Climate clippings 162

1. China putting the brakes on coal

China exponentially increased its use of coal in the early part of this century, so that 64% of its energy comes from coal. Now studies suggest that coal use in China declined in 2014 and may have peaked in 2013. No new mines will be approved in the next three years.

Of course China suffers from major air pollution problems, with about 1.6 million Chinese die yearly because of air pollution. That’s equivalent to 17 percent of all deaths in China.

2. Acidification will prevent baby fish from navigating

    “More than 95 per cent of marine animals have a dispersive larval stage, where larvae drift with the currents for anywhere from a few days to a year, before returning to settle in their adult habitat near where they were spawned.”
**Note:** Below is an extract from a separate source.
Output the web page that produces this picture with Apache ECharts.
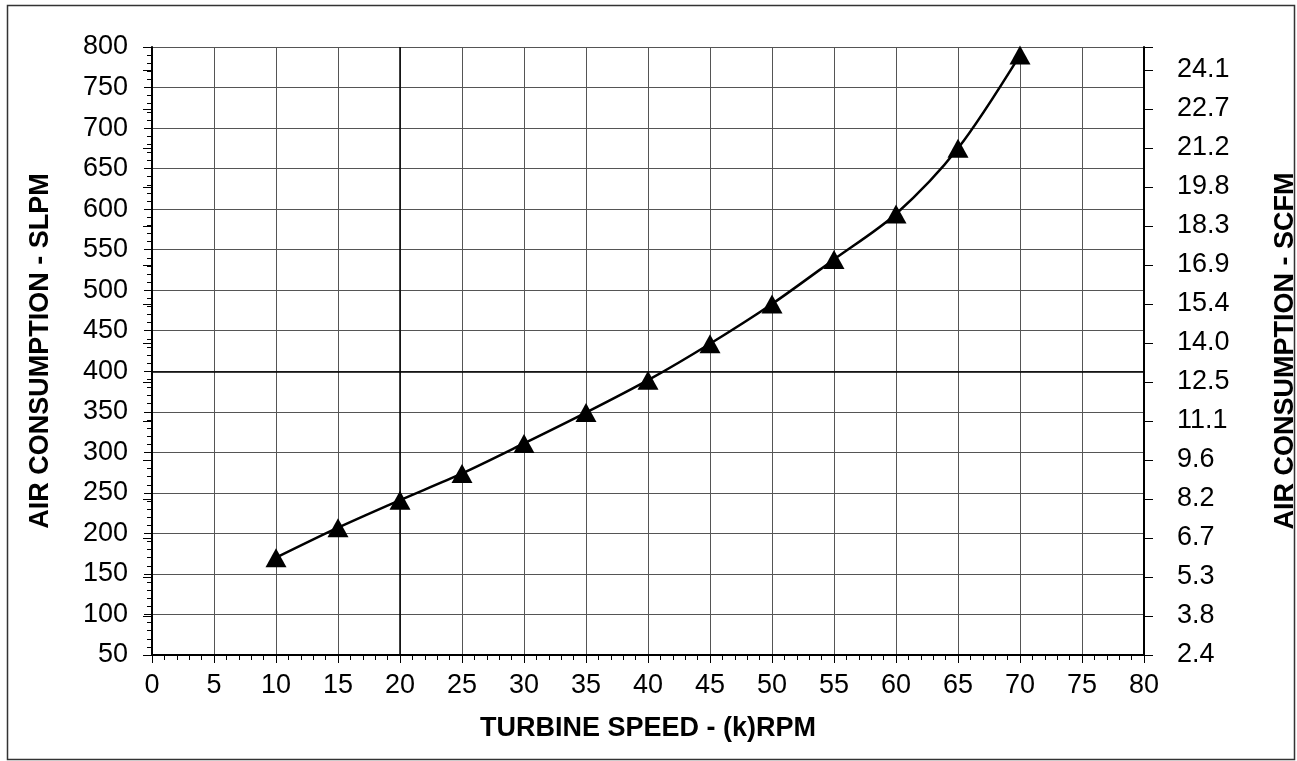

Baby fish use sound to navigate. A study has found with expected levels of acidification sound cues will not work.

3. Take part of your home off the grid

Home batteries are worrying the bejesus out of energy utilities. For example Energex in SE Queensland is worried that homes with solar panels entitled to the 44c/kwh feed-in tariff will charge their batteries from the grid at off-peak rates and then sell it back to get the feed-in tariff.

Tom Kuiper wholesaling manager for Giant Power suggests you take part of your home off the grid.
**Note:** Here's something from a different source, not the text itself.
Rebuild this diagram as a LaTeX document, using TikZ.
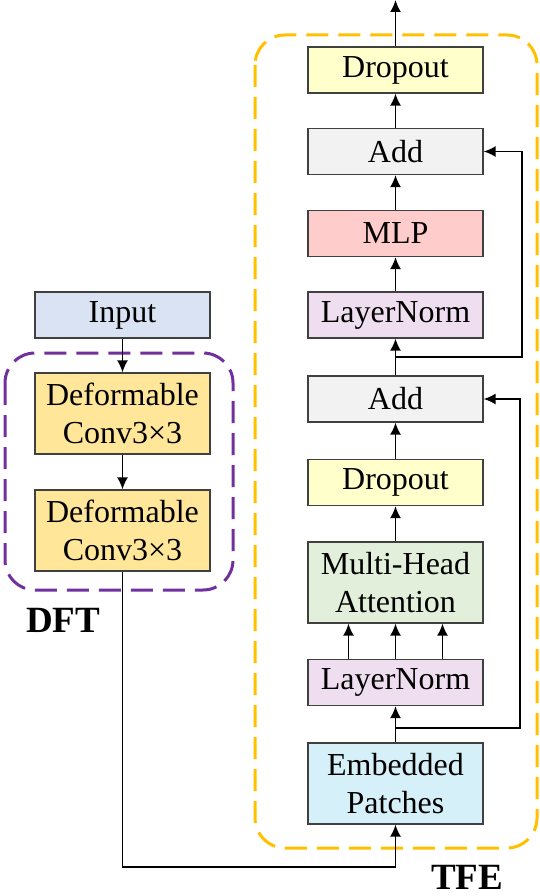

At the same time Premier Premier Palaszczuk flicks the switch on a solar battery trial saying:

    “The future of energy usage in Queensland is about choice; providing customers with a choice as to how they consume their electricity and how much they rely on the network.

And so on.

4. Land clearing soars in Queensland and Mr Hunt plants trees

Environment minister Greg Hunt wants to plant 20 million trees around the nation to combat urban heat islands.

Meanwhile NSW and Qld appear to be declaring war on trees. Leaked figures obtained by the ABC suggest land clearing in Queensland in 2013-14 was around 278,000 hectares — triple what it was in 2009.
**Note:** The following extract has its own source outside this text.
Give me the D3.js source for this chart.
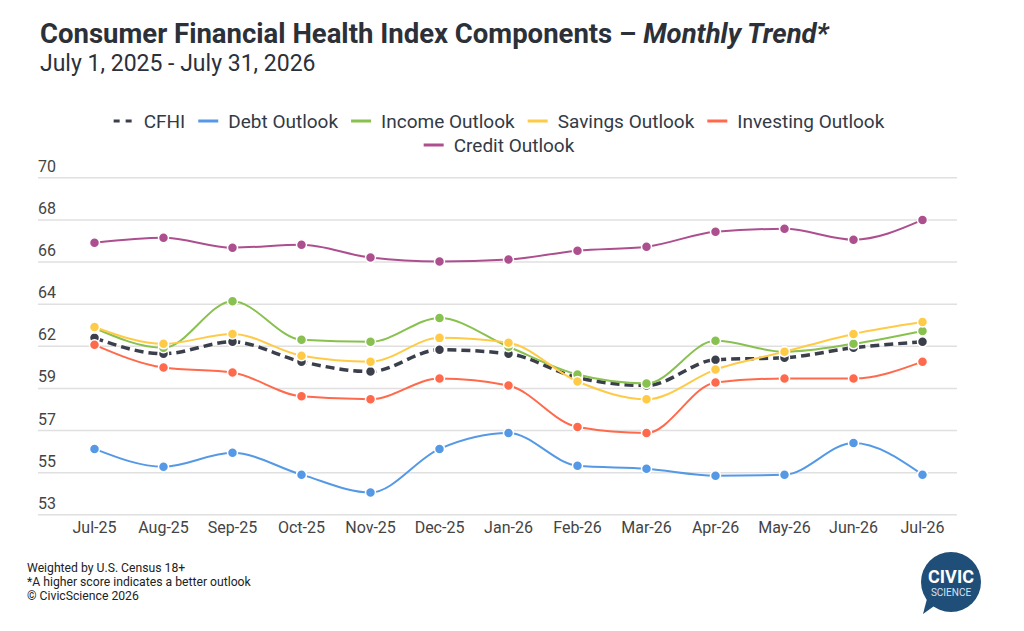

According to The Wilderness Society Queensland’s land-clearing emissions would have cost the Australian taxpayer about $472 million at the carbon price of the last emissions reduction auction. Deputy Premier Jackie Trad has pledged to reform controversial land clearing laws made by the former LNP government.

To be honest I don’t trust the green groups and Labor on this one. The land clearing laws introduced by Peter Beattie were a perversion of justice and quite onerous on landholders. It’s likely the LNP under Newman went too far the other way.

Annastacia Palaszczuk said she would consult all stakeholders and come up with a balanced approach. I hope she does.

5. India’s solar surge may slash coal imports

    Dramatic cost declines in solar power tenders in India have shaken up expectations on pricing for the renewable fuel and have triggered warnings that the country’s need for thermal coal imports will be much lower than some are banking on.

    Huge solar power contracts awarded by Indian states to global players in November and December have been priced at levels more than 20 per cent below 12 months ago and point to solar power rapidly overtaking thermal coal imports in competitiveness for power generation.

    The figures signal that forecasts for growth in the thermal coal trading market by the International Energy Agency are too bullish even though they were cut back in December, according to Tim Buckley, director of energy finance studies at the Institute for Energy Economics and Financial Analysis, which supports renewable energy.

There is still a problem with continuity of supply, however, but the risk for Adani and others has increased.

6. European summers the warmest for 2000 years

Scientists have done a careful reconstruction of Europe’s temperatures back to 138 BC. This is what they came up with:

Europe_summerHeatgraph-600

So the hockey stick lives!

Also:

    “The past 30 summers — 1986-2015 — were warmer than any other 30-year period since at least 138 BC,”…

7. Is the recent warmth caused by humans?

Michael Mann, the hockey stick man, takes a new look at the odds that 13 of the 15 warmest years occurred by chance, without assistance human-induced climate change.

Press reports have put the odds at anywhere from 1-in-27 million to 1-in-650 million. Mann and company say this is wrong, because it’s based on each year being a statistical isolate. Natural changes tend to occur in runs of several years.

Mann and company now include 2015 and come up with:

    The odds are no greater than 1-in-300,000 that 14 of the 16 warmest years would have occurred since 2000 for the NH. The odds of back-to-back records (something we haven’t seen in several decades) as witnessed with 2014 and 2015, is roughly 1-in-1500.

They ask the question whether indeed the strength of the El Niños of 1998 and 2015-16 are caused by climate change. The short answer is no-one knows.